——成島監督らしいなと思った演出はありましたか?
小池:食堂のシーンとか、病院のシーンとかが長回しなんですよ。単純にカメラのポジションを変えるだけじゃなくて、スタッフさんが音をたてないようにカメラを渡してつないで位置を変えて、その間に壁が外れて……。
大泉:1カットの中で壁、バラシてたもんね。
小池:そう。バラして、小道具を入れて。そこはやっぱり、成島さんは長回しがお好きだって印象が過去にもあったから、成島組だなという感じがしました。
大泉:手品みたいなシーンがあったもんね。僕がお金をばらまくところも長回しだったんだけど、シーンが始まったときにはお客さんが全員いるわけ。でも、振り向いて帰ろうと思ったら、もう誰もいないの。僕が芝居している間に、みんないなくなってて。あれ、手品みたいだったもん。「おぉ! 誰もいなくなった!!」っていうさ。あれはメイキングを撮ってても面白いんじゃない? 本番中にどうやってみんながハケていってるのか。しかもあそこ、一発OKだったでしょ。

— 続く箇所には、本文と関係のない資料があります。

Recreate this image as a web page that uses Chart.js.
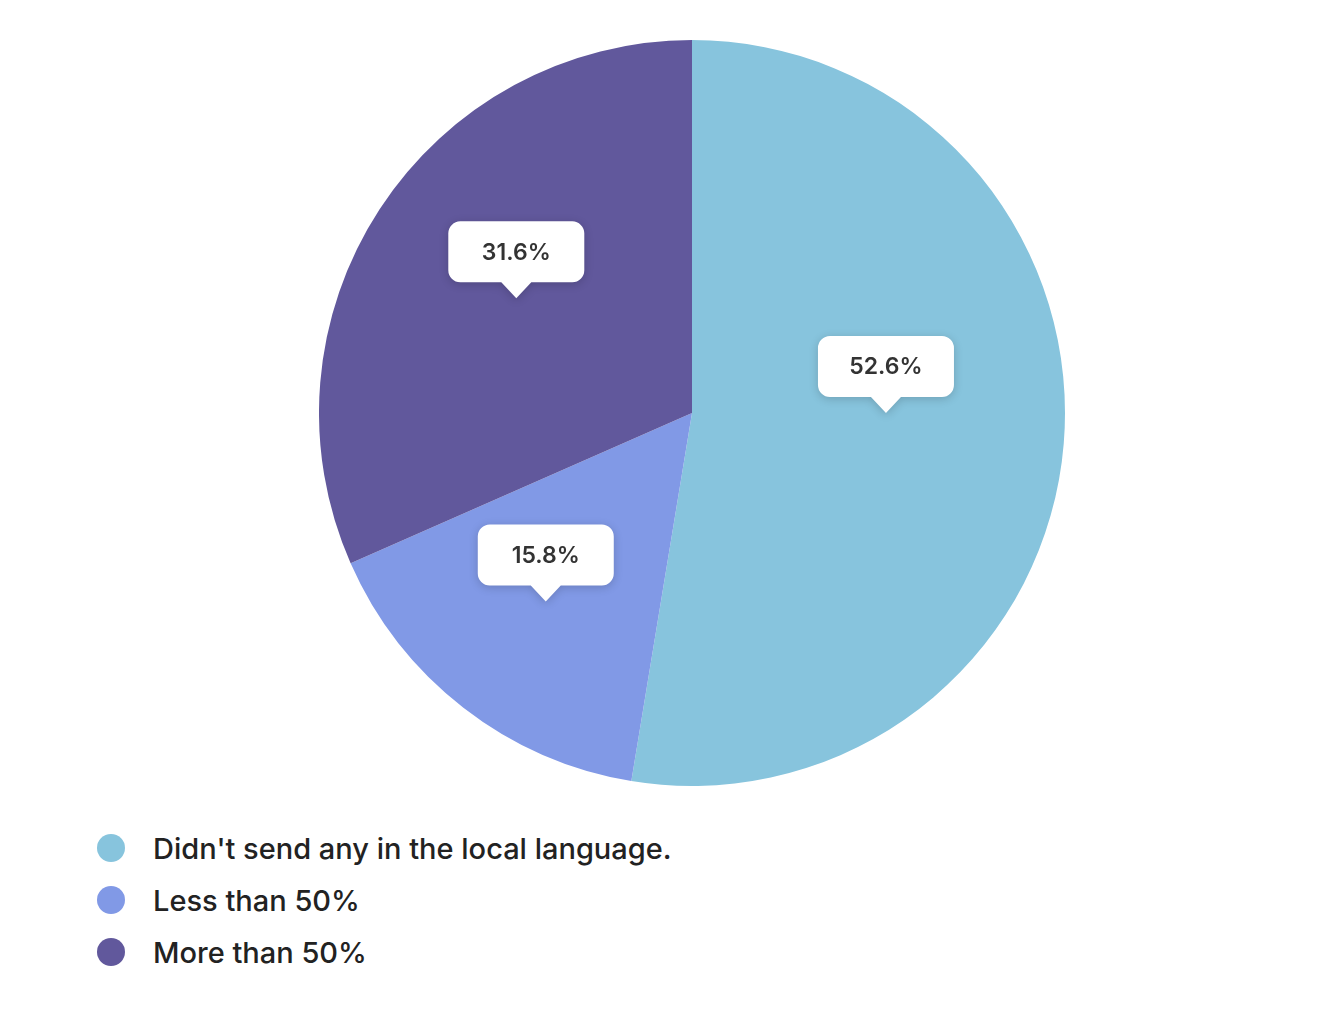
<!DOCTYPE html>
<html lang="en">
<head>
    <meta charset="UTF-8">
    <title>Local language share</title>
    <script src="https://cdn.jsdelivr.net/npm/chart.js"></script>
    <style>
        html, body { margin: 0; padding: 0; background: #fff; }
        body { width: 1330px; height: 1012px; position: relative; overflow: hidden; font-family: Inter, "Open Sans", sans-serif; }
        #pie-wrap { position: absolute; left: 319px; top: 40px; width: 746px; height: 746px; }
        #legend { position: absolute; left: 97px; top: 822px; margin: 0; padding: 0; list-style: none; }
        #legend li { display: flex; align-items: center; height: 52px; font-size: 29px; font-weight: 500; color: #222; }
        #legend .dot { width: 28px; height: 28px; border-radius: 50%; margin-right: 28px; }
    </style>
</head>
<body>
    <div id="pie-wrap"><canvas id="pie"></canvas></div>
    <ul id="legend"></ul>

    <script>
        const labels = ["Didn't send any in the local language.", "Less than 50%", "More than 50%"];
        const values = [52.6, 15.8, 31.6];
        const colors = ['#87c4dd', '#8199e6', '#61589c'];

        // callout boxes placed near each slice's centroid
        const calloutPlugin = {
            id: 'callouts',
            afterDatasetsDraw(chart) {
                const ctx = chart.ctx;
                const meta = chart.getDatasetMeta(0);
                meta.data.forEach((arc, i) => {
                    const p = arc.getProps(['x', 'y', 'startAngle', 'endAngle', 'outerRadius'], true);
                    const half = (p.endAngle - p.startAngle) / 2;
                    let mid = p.startAngle + half;
                    let d = 2 * p.outerRadius * Math.sin(half) / (3 * half);
                    if (half > Math.PI / 2) {
                        // big slice: keep label level with the centre
                        mid = Math.round(mid / (Math.PI / 2)) * (Math.PI / 2);
                        d = p.outerRadius * 0.52;
                    }
                    const tx = p.x + Math.cos(mid) * d;
                    const ty = p.y + Math.sin(mid) * d;

                    const w = 136, h = 61, r = 12, ah = 16, aw = 15;
                    const left = tx - w / 2, top = ty - ah - h;

                    ctx.save();
                    ctx.shadowColor = 'rgba(0,0,0,0.18)';
                    ctx.shadowBlur = 10;
                    ctx.shadowOffsetY = 2;
                    ctx.fillStyle = '#fff';
                    ctx.beginPath();
                    ctx.moveTo(left + r, top);
                    ctx.lineTo(left + w - r, top);
                    ctx.arcTo(left + w, top, left + w, top + r, r);
                    ctx.lineTo(left + w, top + h - r);
                    ctx.arcTo(left + w, top + h, left + w - r, top + h, r);
                    ctx.lineTo(tx + aw, top + h);
                    ctx.lineTo(tx, ty);
                    ctx.lineTo(tx - aw, top + h);
                    ctx.lineTo(left + r, top + h);
                    ctx.arcTo(left, top + h, left, top + h - r, r);
                    ctx.lineTo(left, top + r);
                    ctx.arcTo(left, top, left + r, top, r);
                    ctx.closePath();
                    ctx.fill();
                    ctx.restore();

                    ctx.save();
                    ctx.fillStyle = '#333';
                    ctx.font = '600 23px Inter, "Open Sans", sans-serif';
                    ctx.textAlign = 'center';
                    ctx.textBaseline = 'middle';
                    ctx.fillText(values[i].toFixed(1) + '%', tx, top + h / 2 + 1);
                    ctx.restore();
                });
            }
        };

        new Chart(document.getElementById('pie'), {
            type: 'pie',
            data: {
                labels: labels,
                datasets: [{
                    data: values,
                    backgroundColor: colors,
                    borderWidth: 0
                }]
            },
            options: {
                responsive: true,
                maintainAspectRatio: false,
                animation: false,
                layout: { padding: 0 },
                plugins: {
                    legend: { display: false },
                    tooltip: { enabled: false }
                }
            },
            plugins: [calloutPlugin]
        });

        const legend = document.getElementById('legend');
        labels.forEach((label, i) => {
            const li = document.createElement('li');
            li.innerHTML = `<span class="dot" style="background:${colors[i]}"></span><span>${label}</span>`;
            legend.appendChild(li);
        });
    </script>
</body>
</html>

小池:そう。ずーっとリハーサルやってましたよね。代役を立てて。食べてる人がお皿を持って(そーっとハケていく)。
大泉:そうそう。
小池:で、スタッフさんがそーっと机を入れ込んで、とか。
大泉:映画の舞台芸術って感じがしましたよね。
——先ほどお話に出てきた病院のシーンがとても好きです。お二人が好きなシーンを教えてください。
小池:私もあのシーンは好きですね。田島がくたってなって、(キヌ子が)ポンポンってするところは、何か変化するポイントだった気がして。優しい照明だったし、「あ、キヌ子はこの人のことをこういう部分も含めて受け入れるんだろうな」みたいな。キヌ子って、意識した男性に対してはどう触れていいのかわからないんだろうなっていう。かわいかったですよね。
大泉:僕はね、キヌ子が田島の手紙を食っちゃうシーン(笑)。口への入れ方が素晴らしい。けっこうでかいんだよな? あれが口の中に収まっていくのが、僕は面白かったなぁ(笑)。さすがに舞台でも何度もやったっていうから。見てても面白かったね。こういうのが上手な人だなと思って。
小池:舞台だともうちょっと大きくて硬い紙だったんですよ。後ろの席の人にもわかるように。何回か口の中、切りましたよ(笑)。
大泉:言ってたね(笑)。舞台はもっともっと大変だった、って。でも、ホントに上手に口の中に放り込んでいくんだよね。やっぱりコメディが上手な人だなと改めて思いましたよ。細かいけど、あれをできる人はなかなかいないんだろうな。小池栄子さんの素晴らしさですよ。ああいうところ、笑っちゃうんだな。
大泉さんを「見ていて飽きない」と言う小池さんと、小池さんを「芝居を離れると僕に対してのツッコミが激しい(笑)」と言う大泉さん。